Beberapa spanduk yang terbentang bertuliskan pesan keras seperti:
- “Stop Pencabulan, Usut Tuntas Kasus Ini”
- “Sekolah Harus Lindungi Murid, Bukan Melindungi Pelaku”
Selain alumni, salah satu orang tua korban berinisial BY juga hadir. Ia mengaku baru mengetahui anaknya menjadi korban setelah mendengar kabar adanya aksi demonstrasi tersebut.
Kesaksian Orang Tua Korban

Dalam wawancara, BY menuturkan bahwa putrinya yang kini duduk di bangku SMA pernah menjadi korban saat masih bersekolah di SMPN 13. Awalnya ia tidak menyangka, hingga anaknya bercerita jelang aksi demo.
“Awalnya saya tidak peduli, tapi setelah anak saya mengaku menjadi korban pelecehan, saya memutuskan untuk ikut speak up dan menuntut keadilan,” ujar BY.

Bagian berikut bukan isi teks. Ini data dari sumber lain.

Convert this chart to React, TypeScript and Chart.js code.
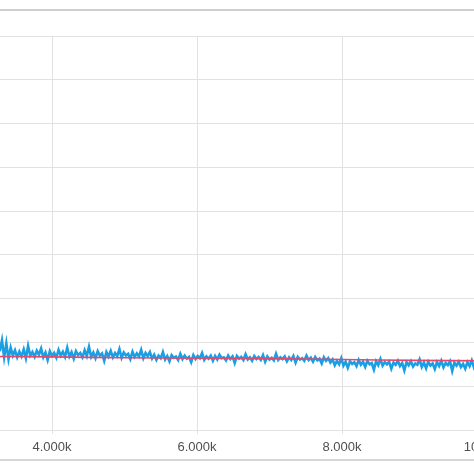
import React, { useEffect, useRef } from "react";
import { Chart, registerables } from "chart.js";

Chart.register(...registerables);

// x sampling of the raw series (steps)
const RAW_START = 3280;
const RAW_STEP = 30;

// raw (noisy) values
const rawValues: number[] = [
  1.80, 2.05, 1.66, 1.98, 1.62, 1.88, 1.70, 1.82, 1.66, 1.79, 1.68, 1.84, 1.64, 1.92, 1.70,
  1.78, 1.67, 1.81, 1.72, 1.86, 1.66, 1.77, 1.60, 1.80, 1.69, 1.76, 1.65, 1.83, 1.70, 1.79,
  1.67, 1.88, 1.68, 1.78, 1.63, 1.80, 1.71, 1.76, 1.66, 1.82, 1.69, 1.90, 1.67, 1.77, 1.64,
  1.80, 1.70, 1.75, 1.58, 1.78, 1.68, 1.81, 1.66, 1.76, 1.69, 1.85, 1.65, 1.77, 1.70, 1.74,
  1.62, 1.79, 1.67, 1.75, 1.68, 1.83, 1.64, 1.76, 1.69, 1.78,
  1.63, 1.72, 1.60, 1.70, 1.64, 1.78, 1.61, 1.69, 1.57, 1.71, 1.65, 1.68, 1.60, 1.74, 1.62,
  1.70, 1.63, 1.67, 1.55, 1.71, 1.62, 1.69, 1.64, 1.76, 1.60, 1.68, 1.63, 1.70, 1.58, 1.69,
  1.61, 1.72, 1.64, 1.66, 1.59, 1.70, 1.62, 1.68, 1.53, 1.69, 1.63, 1.67, 1.60, 1.73, 1.61,
  1.66, 1.58, 1.69, 1.62, 1.67, 1.60, 1.71, 1.56, 1.68, 1.61, 1.65, 1.59, 1.74, 1.60, 1.66,
  1.62, 1.68, 1.57, 1.66, 1.60, 1.69, 1.54, 1.67, 1.61, 1.64, 1.58, 1.70, 1.60, 1.65, 1.56,
  1.67, 1.59, 1.63, 1.52, 1.66, 1.58, 1.64,
  1.54, 1.61, 1.48, 1.58, 1.50, 1.64, 1.47, 1.56, 1.42, 1.57, 1.51, 1.55, 1.46, 1.60, 1.49,
  1.56, 1.44, 1.58, 1.50, 1.53, 1.38, 1.57, 1.48, 1.62, 1.47, 1.55, 1.50, 1.56, 1.40, 1.54,
  1.49, 1.58, 1.46, 1.53, 1.36, 1.55, 1.48, 1.57, 1.45, 1.52, 1.49, 1.61, 1.44, 1.54, 1.41,
  1.56, 1.47, 1.52, 1.39, 1.55, 1.46, 1.58, 1.43, 1.53, 1.48, 1.57, 1.35, 1.54, 1.47, 1.56,
  1.44, 1.51, 1.40, 1.55, 1.46, 1.59, 1.43, 1.52, 1.37, 1.54, 1.47, 1.53, 1.42,
];

// smoothed series
const smoothSteps: number[] = [3280, 4000, 5000, 6000, 7000, 8000, 9000, 10000];
const smoothValues: number[] = [1.68, 1.67, 1.65, 1.64, 1.63, 1.61, 1.59, 1.58];

// axis ranges / ticks
const X_MIN = 3200;
const X_MAX = 10400;
const X_TICKS: number[] = [4000, 6000, 8000, 10000];
const Y_MIN = 0;
const Y_MAX = 9;
const Y_TICK_STEP = 1;

const CANVAS_LEFT = -6;
const CANVAS_W = 522;
const CANVAS_H = 460;

export default function App() {
  const ref = useRef<HTMLCanvasElement | null>(null);

  useEffect(() => {
    if (!ref.current) return;
    const rawData = rawValues.map((v, i) => ({ x: RAW_START + i * RAW_STEP, y: v }));
    const smoothData = smoothSteps.map((s, i) => ({ x: s, y: smoothValues[i] }));
    const chart = new Chart(ref.current, {
      type: "line",
      data: {
        datasets: [
          {
            label: "smoothed",
            data: smoothData,
            borderColor: "#e2496f",
            borderWidth: 1.6,
            pointRadius: 0,
            tension: 0.3,
            order: 0,
          },
          {
            label: "raw",
            data: rawData,
            borderColor: "#1b9fe4",
            borderWidth: 2.6,
            pointRadius: 0,
            tension: 0,
            order: 1,
          },
        ],
      },
      options: {
        animation: false,
        responsive: false,
        events: [],
        layout: { padding: { top: 36, left: 0, right: 0, bottom: 0 } },
        plugins: { legend: { display: false }, tooltip: { enabled: false } },
        scales: {
          x: {
            type: "linear",
            min: X_MIN,
            max: X_MAX,
            afterBuildTicks: (s: any) => {
              s.ticks = X_TICKS.map((v) => ({ value: v }));
            },
            afterFit: (s: any) => {
              s.height = CANVAS_H - 430;
              s.paddingLeft = 0;
              s.paddingRight = 0;
            },
            grid: { color: "#e2e2e2", lineWidth: 1, tickLength: 4, drawTicks: true },
            border: { color: "#e2e2e2" },
            ticks: {
              maxRotation: 0,
              autoSkip: false,
              padding: 6,
              color: "#505050",
              font: { family: "Liberation Sans, Arial, sans-serif", size: 13 },
              callback: (v: any) => (Number(v) / 1000).toFixed(3) + "k",
            },
          },
          y: {
            min: Y_MIN,
            max: Y_MAX,
            afterFit: (s: any) => {
              s.width = 0;
            },
            grid: { color: "#e2e2e2", lineWidth: 1, drawTicks: false },
            border: { display: false },
            ticks: { stepSize: Y_TICK_STEP, display: false },
          },
        },
      },
    });
    return () => chart.destroy();
  }, []);

  return (
    <div
      style={{
        position: "fixed",
        left: 0,
        top: 0,
        width: 474,
        height: 474,
        overflow: "hidden",
        background: "#fff",
      }}
    >
      <div style={{ position: "absolute", left: 0, top: 9, width: 474, height: 2, background: "#cfcfcf" }} />
      <div style={{ position: "absolute", left: 0, top: 459, width: 474, height: 2, background: "#d6d6d6" }} />
      <div style={{ position: "absolute", left: CANVAS_LEFT, top: 0, width: CANVAS_W, height: CANVAS_H }}>
        <canvas ref={ref} width={CANVAS_W} height={CANVAS_H} />
      </div>
    </div>
  );
}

Ia juga menduga jumlah korban lebih banyak daripada yang sudah terungkap. “Saya enggak tahu persis jumlahnya, tapi yang jelas cukup banyak,” tambahnya.
Tindakan Pihak Sekolah
Kepala sekolah, Tetik Atikah, menegaskan bahwa pihaknya hanya memiliki kewenangan menonaktifkan guru tersebut dari aktivitas sekolah. Soal status kepegawaian JP sebagai ASN, hal itu berada di bawah kewenangan Pemerintah Kota Bekasi.
“Beliau kan ASN, kepala sekolah tidak bisa memecat. Kami sudah menonaktifkan, untuk selanjutnya kami serahkan ke Pemkot Bekasi,” kata Tetik.

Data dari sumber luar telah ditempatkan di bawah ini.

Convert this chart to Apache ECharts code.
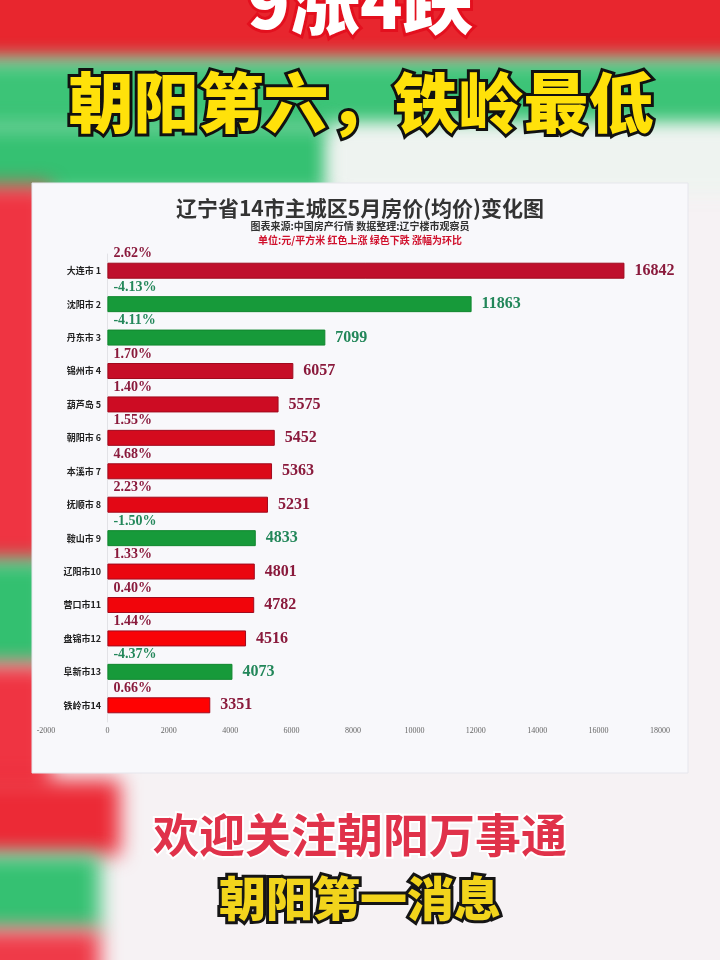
<!DOCTYPE html>
<html>
<head>
<meta charset="utf-8">
<script src="https://cdn.jsdelivr.net/npm/echarts@6/dist/echarts.min.js"></script>
<style>
html,body{margin:0;padding:0;width:720px;height:960px;overflow:hidden;background:#f6f2f4;}
#bg{position:absolute;left:0;top:0;width:720px;height:960px;overflow:hidden;}
#bg div{position:absolute;filter:blur(10px);}
#chart{position:absolute;left:0;top:0;width:720px;height:960px;}
</style>
</head>
<body>
<div id="bg">
  <div style="left:-30px;top:-30px;width:780px;height:92px;background:#e8262e;"></div>
  <div style="left:-30px;top:60px;width:780px;height:70px;background:#3cc477;"></div>
  <div style="left:-30px;top:125px;width:360px;height:70px;background:#35c172;"></div>
  <div style="left:330px;top:125px;width:420px;height:70px;background:#eef3f0;"></div>
  <div style="left:-30px;top:185px;width:80px;height:380px;background:#ef3442;"></div>
  <div style="left:-30px;top:560px;width:80px;height:105px;background:#33c070;"></div>
  <div style="left:-30px;top:665px;width:80px;height:130px;background:#ef3442;"></div>
  <div style="left:-30px;top:780px;width:150px;height:75px;background:#ec2a36;"></div>
  <div style="left:-30px;top:855px;width:130px;height:75px;background:#35c172;"></div>
  <div style="left:-30px;top:930px;width:130px;height:60px;background:#ef3a48;"></div>
</div>
<div id="chart"></div>
<script>
// ---- data ----
const cities = ['大连市 1','沈阳市 2','丹东市 3','锦州市 4','葫芦岛 5','朝阳市 6','本溪市 7','抚顺市 8','鞍山市 9','辽阳市10','营口市11','盘锦市12','阜新市13','铁岭市14'];
const prices = [16842, 11863, 7099, 6057, 5575, 5452, 5363, 5231, 4833, 4801, 4782, 4516, 4073, 3351];
const changes = [2.62, -4.13, -4.11, 1.70, 1.40, 1.55, 4.68, 2.23, -1.50, 1.33, 0.40, 1.44, -4.37, 0.66];
const xMin = -2000, xMax = 18000, xStep = 2000;

const titleText = '辽宁省14市主城区5月房价(均价)变化图';
const subText1 = '图表来源:中国房产行情 数据整理:辽宁楼市观察员';
const subText2 = '单位:元/平方米 红色上涨 绿色下跌 涨幅为环比';
const headTop = '9涨4跌';
const headMain = '朝阳第六，铁岭最低';
const footRed = '欢迎关注朝阳万事通';
const footYellow = '朝阳第一消息';

// ---- styling helpers ----
function lerpColor(a, b, t) {
  const pa = [parseInt(a.slice(1,3),16), parseInt(a.slice(3,5),16), parseInt(a.slice(5,7),16)];
  const pb = [parseInt(b.slice(1,3),16), parseInt(b.slice(3,5),16), parseInt(b.slice(5,7),16)];
  return 'rgb(' + pa.map((v,i)=>Math.round(v+(pb[i]-v)*t)).join(',') + ')';
}
const upIdx = [];
changes.forEach((c,i)=>{ if (c >= 0) upIdx.push(i); });
function barColor(i) {
  if (changes[i] < 0) return '#179a3a';
  const r = upIdx.indexOf(i) / (upIdx.length - 1);
  return lerpColor('#bf0f2c', '#ff0202', r);
}
function barBorder(i) {
  return changes[i] < 0 ? '#11872f' : '#a00a1e';
}
const upText = '#8a1a3c', downText = '#23875a';

const barData = prices.map((v,i)=>({
  value: v,
  itemStyle: { color: barColor(i), borderColor: barBorder(i), borderWidth: 1 },
  label: { color: changes[i] < 0 ? downText : upText }
}));
const pctData = prices.map((v,i)=>({
  value: v,
  label: { color: changes[i] < 0 ? downText : upText,
           formatter: changes[i].toFixed(2) + '%' }
}));

const chart = echarts.init(document.getElementById('chart'), null, {renderer:'canvas'});
const cjk = '"Noto Sans CJK SC", sans-serif';
const serif = '"Liberation Serif", "DejaVu Serif", serif';

chart.setOption({
  backgroundColor: 'transparent',
  animation: false,
  grid: { left: 46, right: 60, top: 254, bottom: 238, containLabel: false },
  xAxis: {
    type: 'value', min: xMin, max: xMax, interval: xStep,
    axisLine: { show: false }, axisTick: { show: false },
    splitLine: { show: false },
    axisLabel: { fontSize: 8, color: '#666', margin: 5, fontFamily: serif, formatter: v => String(v) }
  },
  yAxis: {
    type: 'category', data: cities, inverse: true, offset: -61,
    axisLine: { show: true, onZero: false, lineStyle: { color: '#e2e2e6' } },
    axisTick: { show: false },
    axisLabel: { fontSize: 9, fontWeight: 'bold', color: '#222', margin: 6, fontFamily: cjk }
  },
  graphic: [
    { type: 'rect', z: -10, shape: { x: 32, y: 183, width: 656, height: 590 },
      style: { fill: '#f8f8fb', stroke: '#e6e6ec', lineWidth: 1 } },
    { type: 'text', z: 10, style: { text: headTop, x: 360, y: 2, textAlign: 'center', textVerticalAlign: 'middle',
      fontSize: 70, fontWeight: 900, fontFamily: cjk, fill: '#ffffff', stroke: '#e3101e', lineWidth: 6 } },
    { type: 'text', z: 10, style: { text: headMain, x: 361, y: 102, textAlign: 'center', textVerticalAlign: 'middle',
      fontSize: 65, fontWeight: 900, fontFamily: cjk, fill: '#ffe10a', stroke: '#111111', lineWidth: 6 } },
    { type: 'text', z: 10, style: { text: titleText, x: 360, y: 208, textAlign: 'center', textVerticalAlign: 'middle',
      fontSize: 21, fontWeight: 'bold', fontFamily: cjk, fill: '#333333' } },
    { type: 'text', z: 10, style: { text: subText1, x: 360, y: 226, textAlign: 'center', textVerticalAlign: 'middle',
      fontSize: 10, fontWeight: 'bold', fontFamily: cjk, fill: '#333333' } },
    { type: 'text', z: 10, style: { text: subText2, x: 360, y: 240, textAlign: 'center', textVerticalAlign: 'middle',
      fontSize: 10, fontWeight: 'bold', fontFamily: cjk, fill: '#d0102c' } },
    { type: 'text', z: 10, style: { text: footRed, x: 360, y: 835, textAlign: 'center', textVerticalAlign: 'middle',
      fontSize: 46, fontWeight: 'bold', fontFamily: cjk, fill: '#e0324a', stroke: '#ffffff', lineWidth: 4 } },
    { type: 'text', z: 10, style: { text: footYellow, x: 360, y: 898, textAlign: 'center', textVerticalAlign: 'middle',
      fontSize: 47, fontWeight: 900, fontFamily: cjk, fill: '#f2d41c', stroke: '#151515', lineWidth: 6 } }
  ],
  series: [
    {
      type: 'bar', data: barData, barWidth: 16, z: 3,
      label: { show: true, position: 'right', distance: 10, fontSize: 16, fontWeight: 'bold', fontFamily: serif }
    },
    {
      type: 'bar', data: pctData, barWidth: 16, barGap: '-100%', silent: true, z: 4,
      itemStyle: { color: 'rgba(0,0,0,0)' },
      label: { show: true, position: [6, -9], align: 'left', verticalAlign: 'middle',
               fontSize: 14, fontWeight: 'bold', fontFamily: serif }
    }
  ]
});
</script>
</body>
</html>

Pihak sekolah juga mengimbau para alumni yang merasa pernah menjadi korban agar melapor langsung ke Dinas Pemberdayaan Perempuan dan Perlindungan Anak (DP3A) Kota Bekasi agar kasus ini bisa diproses secara hukum.
Dukungan dari DP3A dan Proses Trauma Healing

Dinas Pemberdayaan Perempuan dan Perlindungan Anak (DP3A) Kota Bekasi sudah mulai memberikan pendampingan psikologis bagi para korban, termasuk anak dari BY. Proses trauma healing dilakukan untuk membantu korban kembali pulih secara mental.
DP3A juga membuka posko aduan agar alumni maupun siswi aktif yang pernah menjadi korban pelecehan bisa melapor dengan aman.
Desakan Publik: Hukum Tegas dan Transparansi
Dilansir dari metrotvnews.com, Kasus pelecehan seksual dialami siswi SMPN 13 Bekasi mendapat sorotan luas dari masyarakat. Banyak pihak menilai sekolah harus bersikap lebih transparan, sementara aparat penegak hukum diminta segera mengambil langkah konkret.
Beberapa poin desakan publik antara lain:
- Pemerintah Kota Bekasi segera mencabut status ASN terduga pelaku.
- Aparat penegak hukum mengusut tuntas dugaan pencabulan tanpa pandang bulu.
- Sekolah memperkuat sistem perlindungan terhadap siswa, termasuk penyuluhan anti-pelecehan.
- Korban mendapat pendampingan hukum dan psikologis jangka panjang.
Refleksi: Perlindungan Siswa Harus Jadi Prioritas
Kasus ini kembali membuka mata banyak orang tentang pentingnya perlindungan anak di lingkungan pendidikan. Sekolah seharusnya menjadi tempat aman untuk belajar, bukan justru menimbulkan trauma.
Ke depan, diperlukan langkah nyata: pelatihan etika guru, sistem pengawasan ketat, hingga fasilitas pengaduan yang ramah anak. Karena satu kasus pelecehan saja sudah cukup untuk merusak kepercayaan masyarakat terhadap institusi pendidikan.
Penutup
Kasus pelecehan seksual dialami siswi SMPN 13 Bekasi bukan hanya menjadi perhatian warga Bekasi, tetapi juga publik nasional. Dengan semakin banyak korban yang berani bersuara, harapan besar muncul agar kasus ini diusut tuntas, pelaku dihukum setimpal, dan korban mendapat pemulihan yang layak.
Peristiwa ini menjadi pengingat bahwa keberanian untuk bersuara adalah langkah awal menuju keadilan, dan perlindungan terhadap anak di sekolah adalah kewajiban yang tidak bisa ditawar.